Omar Rodriguez Lopez Group
12:50am, Emo's Annex
Larry Harlow once told me a preposterous tale about being flown to Puerto Rico for a session with the Mars Volta that ultimately became 2005's Frances the Mute. The legendary Fania Records bandleader and pianist wasn't told the nature of the recordings – his role within the song or where the piece even began or ended – and pounded the keys for so long on one take that his knuckles began to bleed.
"That was one the great musical moments of my life, to be the director for one of my absolute idols," recalls Omar Rodriquez Lopez, the guitarist and brain trust behind the Mars Volta. "I was going through this process where I had to completely break down the musicians I was playing with as a way of getting them to let go and break free of the structure and refinement they were used to. I recorded Larry for 15 minutes straight, pushing him hard until he was completely exhausted, and then I stopped and said, 'Okay, now we're going to record.'
"It was completely backwards from how you would make any record, but I only wanted pure, raw energy."

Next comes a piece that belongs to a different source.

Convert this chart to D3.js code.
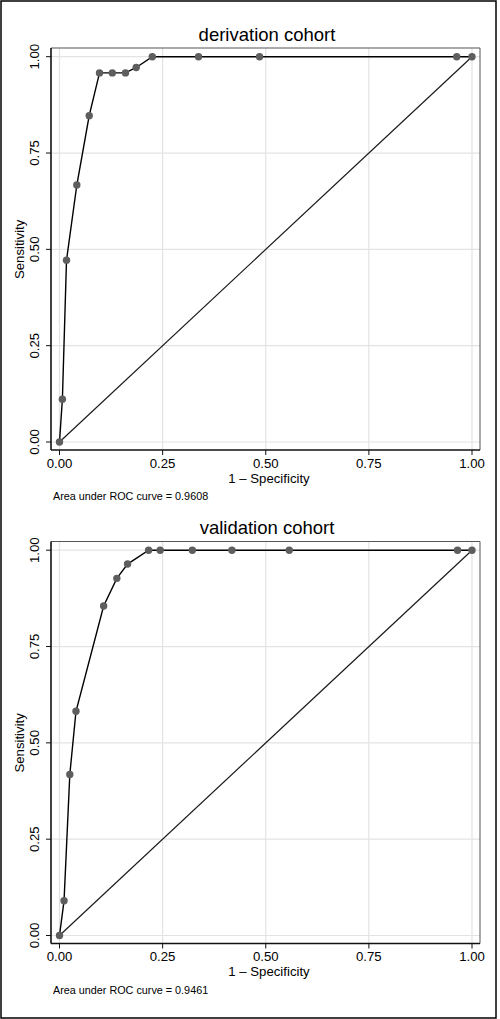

That's a hallmark of Rodriguez Lopez's prolific solo career. He approaches music the same way he conducts interviews – charting cosmic revelations at the speed of light. In addition to his work with the Mars Volta and collaborations with John Frusciante and Erykah Badu, Rodriguez Lopez has released 25 solo albums to date. Most of that material's represented in some capacity on Telesterion, a new 37-song collection that swivels from hyper-psych to voltaic free jazz and downbeat cumbia with all the subtlety of a crash landing.
"The concept of saturating the market is completely foreign to me," Rodriguez Lopez stresses. "Business is completely secondary. What's important to me is my personal healing as a human being, my relationships with the universe. Anywhere there's conflict, you look there and examine your choice of words and how you reacted. You look inward."